COBRA is a bridge, not a long-term solution. Use the 36-month window to find your own coverage through an employer, the health insurance marketplace, or another source. If you lose coverage mid-year due to divorce, that loss counts as a qualifying life event that lets you enroll in a marketplace plan outside the normal open enrollment period.
If your marriage lasted at least 10 years before the divorce was final, you may be eligible to collect Social Security benefits based on your ex-spouse’s earnings record.8Social Security Administration. Can Someone Get Social Security Benefits on Their Former Spouse’s Record You must be at least 62, currently unmarried, and not entitled to a higher benefit on your own record. The maximum divorced-spouse benefit is up to half of your ex-spouse’s full retirement amount. Claiming on your ex-spouse’s record does not reduce their benefit or affect a current spouse’s benefit in any way.

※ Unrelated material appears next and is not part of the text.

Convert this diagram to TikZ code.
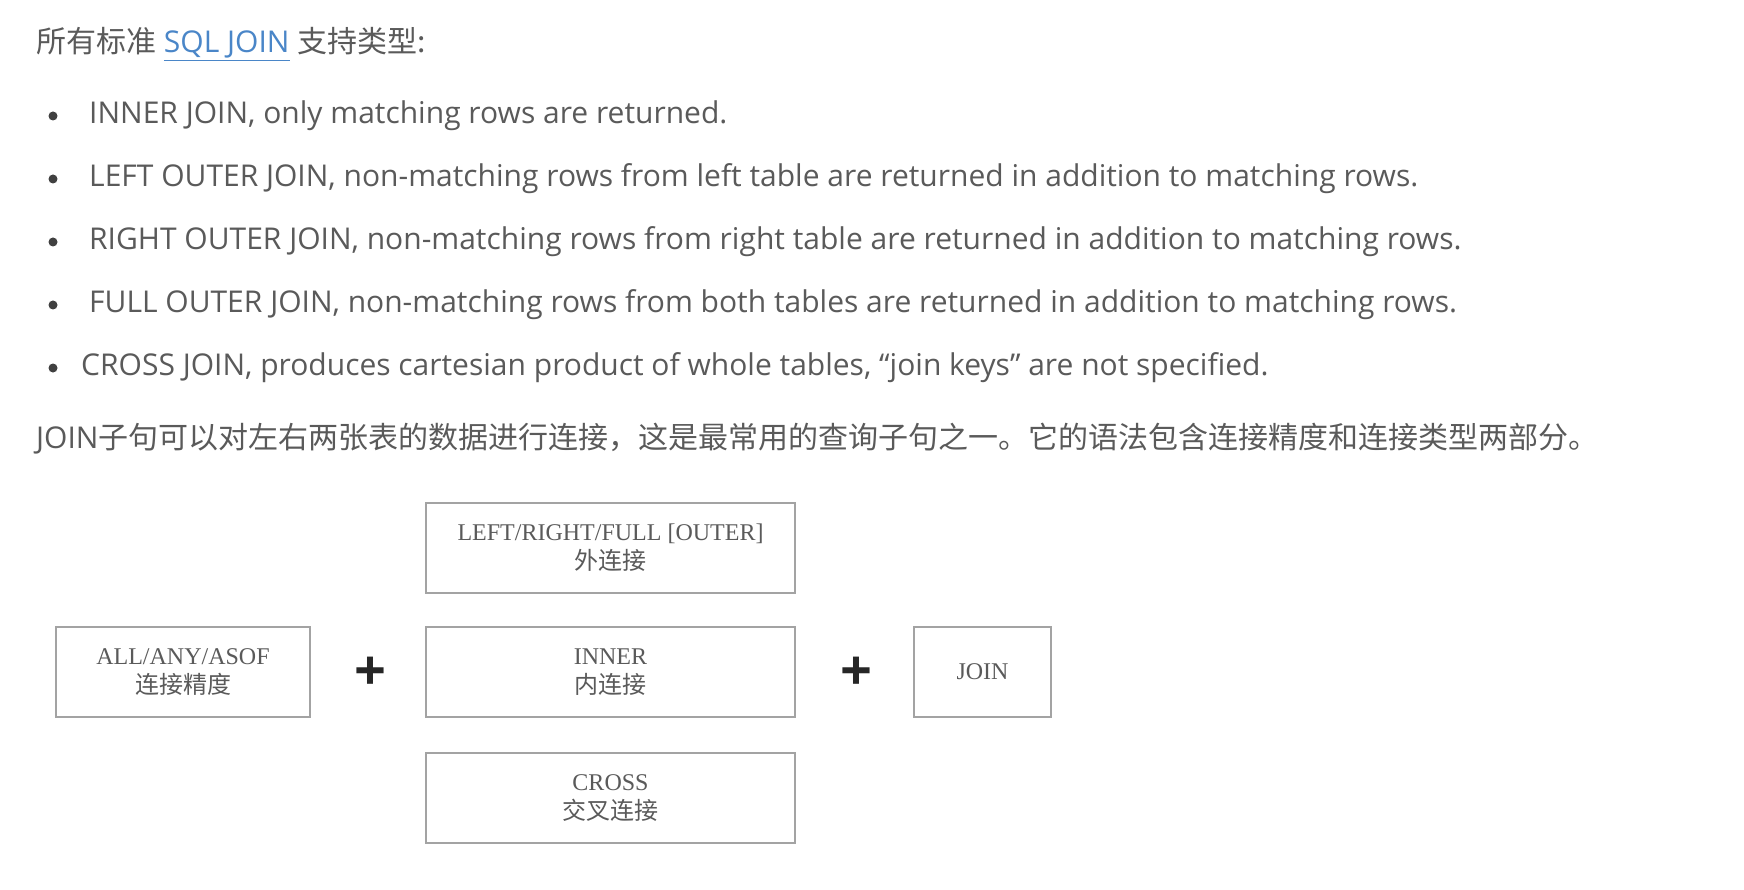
\documentclass[tikz,border=0pt]{standalone}
\usepackage{fontspec}
\setmainfont{Open Sans}
\newfontfamily\cjk{Noto Sans CJK SC}
\newfontfamily\serifbox{Liberation Serif}
\definecolor{bodytext}{HTML}{5A5A5A}
\definecolor{linkblue}{HTML}{4A86C8}
\definecolor{boxline}{HTML}{A3A3A3}
\tikzset{
  line/.style={anchor=west, inner sep=0pt, text=bodytext, font=\fontsize{30}{34}\selectfont},
  dot/.style={circle, fill=black!75, inner sep=0pt, minimum size=9pt},
  kind/.style={draw=boxline, line width=2.2pt, minimum height=90pt, align=center, text=bodytext, font=\serifbox\fontsize{24}{29}\selectfont},
  plus/.style={inner sep=0pt, text=black!85, font=\bfseries\fontsize{56}{56}\selectfont}
}
\begin{document}
\begin{tikzpicture}[x=1pt,y=-1pt]
\useasboundingbox[fill=white] (0,0) rectangle (1744,890);
% heading
\node[line] (head) at (36,44) {{\cjk 所有标准} {\color{linkblue}\underline{SQL JOIN}} {\cjk 支持类型:}};
% join kinds
\node[dot] (d1) at (53,116) {}; \node[line] (b1) at (89,116) {INNER JOIN, only matching rows are returned.};
\node[dot] (d2) at (53,179) {}; \node[line] (b2) at (89,179) {LEFT OUTER JOIN, non-matching rows from left table are returned in addition to matching rows.};
\node[dot] (d3) at (53,242) {}; \node[line] (b3) at (89,242) {RIGHT OUTER JOIN, non-matching rows from right table are returned in addition to matching rows.};
\node[dot] (d4) at (53,305) {}; \node[line] (b4) at (89,305) {FULL OUTER JOIN, non-matching rows from both tables are returned in addition to matching rows.};
\node[dot] (d5) at (53,368) {}; \node[line] (b5) at (81,368) {CROSS JOIN, produces cartesian product of whole tables, “join keys” are not specified.};
\node[line] (para) at (36,439) {JOIN{\cjk 子句可以对左右两张表的数据进行连接，这是最常用的查询子句之一。它的语法包含连接精度和连接类型两部分。}};
% syntax boxes
\node[kind, minimum width=254pt] (strict) at (183,672) {ALL/ANY/ASOF\\{\cjk 连接精度}};
\node[plus] (p1) at (370,674) {+};
\node[kind, minimum width=369pt] (outer) at (610.5,548) {LEFT/RIGHT/FULL [OUTER]\\{\cjk 外连接}};
\node[kind, minimum width=369pt] (inner) at (610.5,672) {INNER\\{\cjk 内连接}};
\node[kind, minimum width=369pt] (cross) at (610.5,798) {CROSS\\{\cjk 交叉连接}};
\node[plus] (p2) at (856,674) {+};
\node[kind, minimum width=137pt] (join) at (982.5,672) {JOIN};
\end{tikzpicture}
\end{document}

This rule catches many people off guard, especially those close to the 10-year mark when they file for divorce. If your marriage is at nine years and several months, the financial difference between finalizing now versus waiting a few months can be substantial over a lifetime of retirement benefits. It is worth running the numbers before rushing to finalize.
A final judgment does not always stay final. Child custody, child support, and spousal support orders can be modified if the person requesting the change can show a substantial change in circumstances since the original order was entered. Job loss, a significant increase or decrease in income, a parent’s relocation, or a change in the child’s needs are common reasons courts grant modifications.
Property division, on the other hand, is almost always permanent. Courts rarely reopen the way assets and debts were split unless one spouse committed fraud by hiding assets or providing false financial information during the case. Informal agreements between ex-spouses to change the terms of court orders are not enforceable. If circumstances change and you need different terms, you must go back to court and get the judge to approve the modification formally.
Once the divorce is final, go through every account and document that names your former spouse as a beneficiary. Life insurance policies, retirement accounts, bank accounts with payable-on-death designations, and transfer-on-death deeds all pass assets based on the named beneficiary, regardless of what your divorce decree says. If your ex-spouse is still listed as the beneficiary on your 401(k) when you die, the plan pays them, even if your will says otherwise. This is one of the most common and costly post-divorce mistakes.
Update your will, powers of attorney, healthcare directives, and any trusts to reflect your new circumstances. If your divorce decree requires you to maintain a life insurance policy for your children’s benefit, make sure the policy names the correct beneficiary, whether that is the children directly, a trust for their benefit, or your co-parent as trustee. Knocking out these updates in the weeks after the judgment is final avoids the kind of oversight that creates expensive legal disputes years later.